正義と正義の対立、美辞麗句を商売のツールとする偽善者

 世の中、絶対的正論で、正義に満ちた美辞麗句は山ほどある。正義を口にするだけで、誰もが反論できない。

 「融和」と「平和」。まさに好例。「融和」や「平和」に「No」というだけで悪人扱いされるのはほぼ間違いない。けれど、「融和」と「平和」が共存できないとき、取捨選択しなければならない。

 たとえば、AさんとBさん、あるいはCグループとDグループがどうしても互いに意見や利害関係が対立し、融和どころか、対立が激化し闘争にまで発展しそうな勢いである。そのときは無理して融和させるよりも、棲み分けしてもらったほうがいいだろう。「融和」は諦めるが、少なくとも「平和」だけでも実現する。そこに妥協の価値を見出す。

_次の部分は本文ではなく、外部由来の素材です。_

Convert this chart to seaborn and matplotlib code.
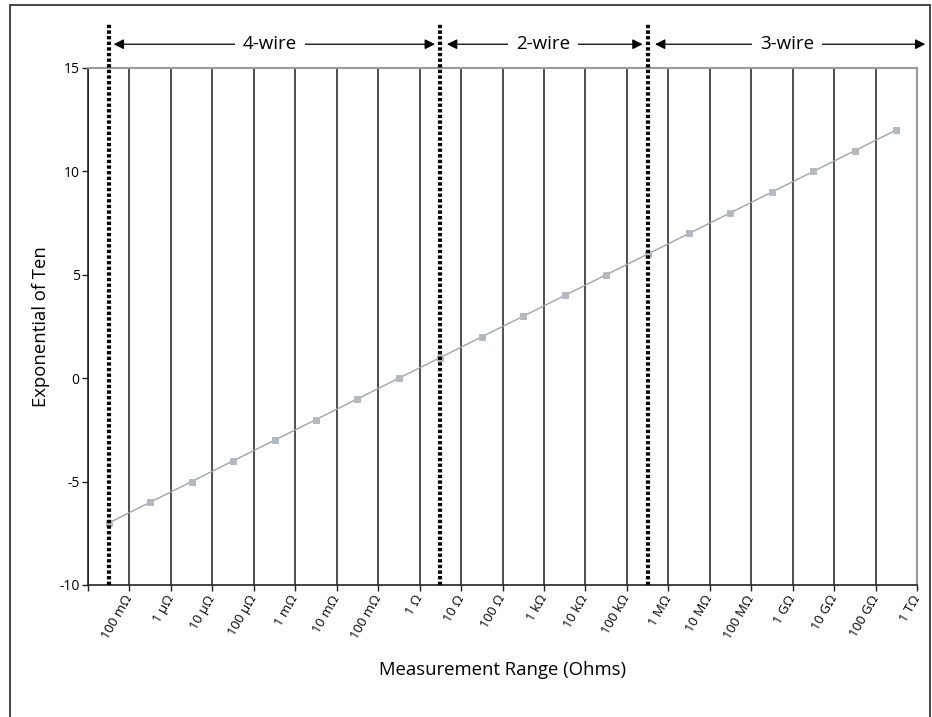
import numpy as np
import pandas as pd
import matplotlib
matplotlib.use("Agg")
import matplotlib.pyplot as plt
from matplotlib.patches import Rectangle
import seaborn as sns

# Measurement ranges (category labels) and their power-of-ten exponents
ranges = ["100 mΩ", "1 μΩ", "10 μΩ", "100 μΩ", "1 mΩ", "10 mΩ", "100 mΩ", "1 Ω",
          "10 Ω", "100 Ω", "1 kΩ", "10 kΩ", "100 kΩ", "1 MΩ", "10 MΩ", "100 MΩ",
          "1 GΩ", "10 GΩ", "100 GΩ", "1 TΩ"]
exponents = [-7, -6, -5, -4, -3, -2, -1, 0, 1, 2, 3, 4, 5, 6, 7, 8, 9, 10, 11, 12]

# Wiring regions: name, start category, end category
regions = ["4-wire", "2-wire", "3-wire"]
region_bounds = [0, 8, 13, 19.5]

y_ticks = [-10, -5, 0, 5, 10, 15]

sns.set_theme(style="ticks")
plt.rcParams["font.family"] = ["Open Sans", "DejaVu Sans"]
plt.rcParams["text.color"] = "black"
plt.rcParams["axes.labelcolor"] = "black"
plt.rcParams["xtick.labelcolor"] = "black"
plt.rcParams["ytick.labelcolor"] = "black"

df = pd.DataFrame({"pos": np.arange(len(ranges)), "exponent": exponents,
                   "range": ranges})

fig = plt.figure(figsize=(9.32, 7.17), dpi=100)
ax = fig.add_axes([88 / 932, 1 - 585 / 717, (917 - 88) / 932, (585 - 68) / 717])

sns.lineplot(data=df, x="pos", y="exponent", ax=ax, color="#a0a4aa", lw=1.0,
             marker="s", markersize=4.8, markerfacecolor="#b5bac2",
             markeredgecolor="#b5bac2", zorder=4)

ax.set_xlim(-0.5, len(ranges) - 0.5)
ax.set_ylim(-10, 15)
ax.set_yticks(y_ticks)
ax.set_yticklabels([str(v) for v in y_ticks], fontsize=10)

# Category boundaries carry the ticks, labels and vertical grid lines
bounds = np.arange(-0.5, len(ranges), 1.0)
ax.set_xticks(bounds)
ax.set_xticklabels([""] + ranges, fontsize=9.5, rotation=60,
                   ha="right", va="center", rotation_mode="anchor")
ax.tick_params(axis="x", length=4, width=1, color="#222222", pad=4,
               labelcolor="black")
ax.tick_params(axis="y", length=4, width=1, color="#222222", pad=2,
               labelcolor="black")
ax.set_axisbelow(True)
ax.grid(axis="x", color="#1e1e1e", lw=1.1)
ax.grid(axis="y", visible=False)

for side in ["left", "bottom"]:
    ax.spines[side].set_color("#222222")
    ax.spines[side].set_linewidth(1.2)
for side in ["top", "right"]:
    ax.spines[side].set_color("#9a9a9a")
    ax.spines[side].set_linewidth(1.5)

ax.set_xlabel("Measurement Range (Ohms)", fontsize=13.3, labelpad=14,
              color="black")
ax.set_ylabel("Exponential of Ten", fontsize=13.3, labelpad=7, color="black")

# Dotted separators between wiring regions
for x in region_bounds[:3]:
    ax.plot([x, x], [-10, 17.15], color="black", lw=3.0,
            linestyle=(0, (0.8, 0.55)), dash_capstyle="butt",
            clip_on=False, zorder=5)

# Double-headed arrows with region names
arrow_y = 16.15
arrow_spans = [(0.12, 7.87), (8.16, 12.88), (13.18, 19.7)]
text_x = [3.89, 10.48, 16.36]
for name, (x0, x1), tx in zip(regions, arrow_spans, text_x):
    ax.annotate("", xy=(x1, arrow_y), xytext=(x0, arrow_y),
                arrowprops=dict(arrowstyle="<|-|>", color="black", lw=0.9,
                                mutation_scale=15, shrinkA=0, shrinkB=0),
                annotation_clip=False)
    ax.text(tx, arrow_y, name, fontsize=13.5, ha="center", va="center",
            color="black",
            bbox=dict(facecolor="white", edgecolor="none", pad=6),
            clip_on=False, zorder=6)

# Outer frame
fig.add_artist(Rectangle((10 / 932, -0.02), 920 / 932, 1.02 - 5 / 717,
                         transform=fig.transFigure, fill=False,
                         edgecolor="#444444", lw=1.4))

fig.savefig("out.png", dpi=100)
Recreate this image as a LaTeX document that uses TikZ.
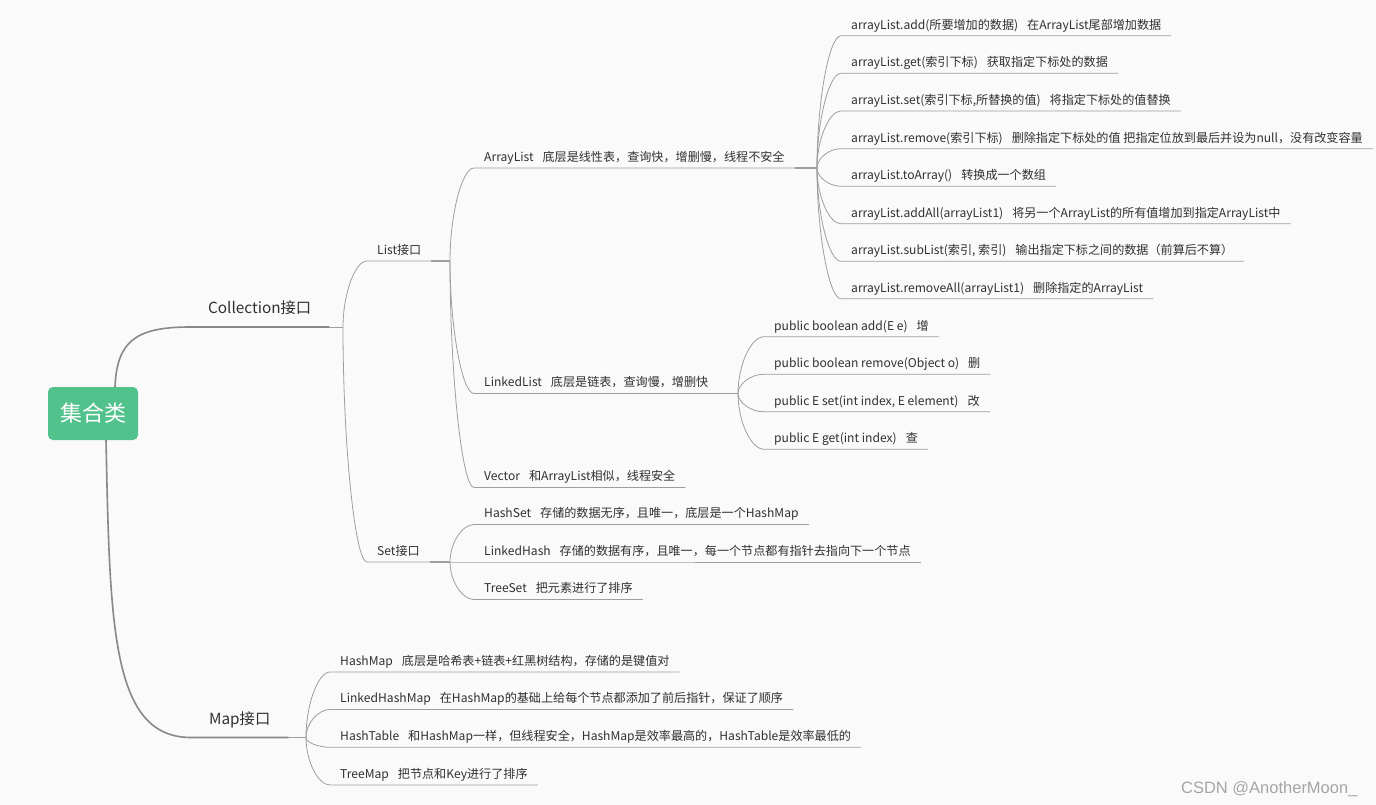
\documentclass[tikz,border=0pt]{standalone}
\usepackage{fontspec}
\setmainfont{Noto Sans CJK SC}
\newfontfamily\wmfont{Liberation Sans}
\usetikzlibrary{calc}

\definecolor{paper}{RGB}{250,250,250}
\definecolor{ink}{RGB}{48,48,48}
\definecolor{rootgreen}{RGB}{82,194,140}
\definecolor{twigc}{RGB}{158,158,158}
\definecolor{trunkc}{RGB}{136,136,136}
\definecolor{wmc}{RGB}{165,165,165}

\newcommand{\tsep}{\hspace{9pt}}
% curved connector from a fork point into the underline of a child topic
\newcommand{\branch}[2]{%
  \path (#1 |- #2.south west) coordinate (knee);
  \draw[twig] (#1) .. controls ($(#1)!.5!(knee)$) and ($(knee)!.5!(#2.south west)$) .. (#2.south west) -- (#2.south east);}

\begin{document}
\begin{tikzpicture}[
    x=1pt, y=-1pt,
    rootbox/.style={rectangle, rounded corners=5pt, fill=rootgreen, text=white, inner sep=0pt,
      minimum width=90pt, minimum height=53pt, font=\fontsize{22}{26}\selectfont},
    topic/.style={anchor=south west, inner xsep=10pt, inner ysep=3.4pt, text depth=3pt,
      text=ink, font=\fontsize{12.1}{14}\selectfont},
    major/.style={topic, inner xsep=18pt, inner ysep=10pt, font=\fontsize{15.3}{18}\selectfont},
    twig/.style={draw=twigc, line width=0.8pt},
    stem/.style={draw=twigc, line width=1.6pt},
    trunk/.style={draw=trunkc, line width=1.6pt},
    wmark/.style={anchor=base east, text=wmc, font=\wmfont\fontsize{16.5}{19}\selectfont}
  ]
  \fill[paper] (0,0) rectangle (1376,805);
  \useasboundingbox (0,0) rectangle (1376,805);

  \node[rootbox] (root) at (93,413.5) {集合类};

  \node[major] (coll) at (190,327)   {Collection接口};
  \node[major] (map)  at (191,737.5) {Map接口};

  \node[topic] (list) at (367,261) {List接口};
  \node[topic] (set)  at (367,562) {Set接口};

  \node[topic] (arr)   at (474,168)   {ArrayList\tsep 底层是线性表，查询快，增删慢，线程不安全};
  \node[topic] (lnk)   at (474,393.5) {LinkedList\tsep 底层是链表，查询慢，增删快};
  \node[topic] (vec)   at (474,487.5) {Vector\tsep 和ArrayList相似，线程安全};
  \node[topic] (hset)  at (474,524.5) {HashSet\tsep 存储的数据无序，且唯一，底层是一个HashMap};
  \node[topic] (lhash) at (474,562)   {LinkedHash\tsep 存储的数据有序，且唯一，每一个节点都有指针去指向下一个节点};
  \node[topic] (tset)  at (474,599.5) {TreeSet\tsep 把元素进行了排序};

  \node[topic] (a1) at (841,35.7)  {arrayList.add(所要增加的数据)\tsep 在ArrayList尾部增加数据};
  \node[topic] (a2) at (841,73.3)  {arrayList.get(索引下标)\tsep 获取指定下标处的数据};
  \node[topic] (a3) at (841,111)   {arrayList.set(索引下标,所替换的值)\tsep 将指定下标处的值替换};
  \node[topic] (a4) at (841,148.7) {arrayList.remove(索引下标)\tsep 删除指定下标处的值 把指定位放到最后并设为null，没有改变容量};
  \node[topic] (a5) at (841,186.3) {arrayList.toArray()\tsep 转换成一个数组};
  \node[topic] (a6) at (841,223.8) {arrayList.addAll(arrayList1)\tsep 将另一个ArrayList的所有值增加到指定ArrayList中};
  \node[topic] (a7) at (841,261.3) {arrayList.subList(索引, 索引)\tsep 输出指定下标之间的数据（前算后不算）};
  \node[topic] (a8) at (841,298.8) {arrayList.removeAll(arrayList1)\tsep 删除指定的ArrayList};

  \node[topic] (k1) at (764,336.7) {public boolean add(E e)\tsep 增};
  \node[topic] (k2) at (764,374.2) {public boolean remove(Object o)\tsep 删};
  \node[topic] (k3) at (764,411.8) {public E set(int index, E element)\tsep 改};
  \node[topic] (k4) at (764,449.3) {public E get(int index)\tsep 查};

  \node[topic] (hmap)  at (330,672)   {HashMap\tsep 底层是哈希表+链表+红黑树结构，存储的是键值对};
  \node[topic] (lhmap) at (330,709.5) {LinkedHashMap\tsep 在HashMap的基础上给每个节点都添加了前后指针，保证了顺序};
  \node[topic] (htab)  at (330,747.3) {HashTable\tsep 和HashMap一样，但线程安全，HashMap是效率最高的，HashTable是效率最低的};
  \node[topic] (tmap)  at (330,785)   {TreeMap\tsep 把节点和Key进行了排序};

  \node[wmark] (wm) at (1361,793) {CSDN @AnotherMoon\_};

  % fork points where the children split off
  \coordinate (collF) at (343,327);
  \coordinate (mapF)  at (306,737.5);
  \coordinate (listF) at (450,261);
  \coordinate (setF)  at (450,562);
  \coordinate (arrF)  at (817,168);
  \coordinate (lnkF)  at (738,393.5);

  % main branches out of the root
  \draw[trunk] ([xshift=22pt]root.north) .. controls +(2,-45) and +(-55,0) .. (coll.south west) -- (coll.south east);
  \draw[trunk] ([xshift=13pt]root.south) .. controls +(4,185) and +(-80,0) .. (map.south west) -- (map.south east);
  \draw[twig] (coll.south east) -- (collF);
  \draw[twig] (map.south east) -- (mapF);

  \branch{collF}{list}
  \branch{collF}{set}
  \draw[stem] (list.south east) -- (listF);
  \draw[stem] (set.south east) -- (setF);

  \branch{listF}{arr}
  \branch{listF}{lnk}
  \branch{listF}{vec}
  \draw[stem] (arr.south east) -- (arrF);
  \draw[stem] (lnk.south east) -- (lnkF);

  \branch{arrF}{a1}
  \branch{arrF}{a2}
  \branch{arrF}{a3}
  \branch{arrF}{a4}
  \branch{arrF}{a5}
  \branch{arrF}{a6}
  \branch{arrF}{a7}
  \branch{arrF}{a8}

  \branch{lnkF}{k1}
  \branch{lnkF}{k2}
  \branch{lnkF}{k3}
  \branch{lnkF}{k4}

  \branch{setF}{hset}
  \branch{setF}{lhash}
  \branch{setF}{tset}

  \branch{mapF}{hmap}
  \branch{mapF}{lhmap}
  \branch{mapF}{htab}
  \branch{mapF}{tmap}
\end{tikzpicture}
\end{document}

 結婚はめでたい。結婚式では誰もが夫婦円満・融和を祈り、祝福する。しかし、残念ながら、蓋を開けてみるとどうしても融和の実現ができないことが明白になった。2人が毎日喧嘩ばかりしていて誰もが幸せになれない。そのときはむしろ、無理して融和を求めるよりも、離婚(棲み分け)して平和の実現を目指したほうが現実的だ。その時の離婚はむしろ結婚同様にめでたいのである。

 「自由」と「平等」。これも対立する側面をもっている。資本主義社会では、自由がたくさん保障されているが、見方によっては不平等もたくさんある。一方、社会主義制度下では、特権階級を除く一般市民は貧しいという意味で平等であるものの、自由は剥奪されている。いや、正確に言うと、みんな自由がないところでは平等である。そうした見方からすれば、「自由」と「平等」の同時実現はどんな社会制度においても困難だ。

 二兎追えないのが世の常だ。

 世の中、美辞麗句が溢れている。二兎三兎、何兎も追い、美辞麗句オンパレードの商売も立派に成り立っている。正義は反論できないけれど、正義と正義が対立し、共存できないところ、じゃどうするかと軽く一押しすれば、偽善の論理が一気に崩れる。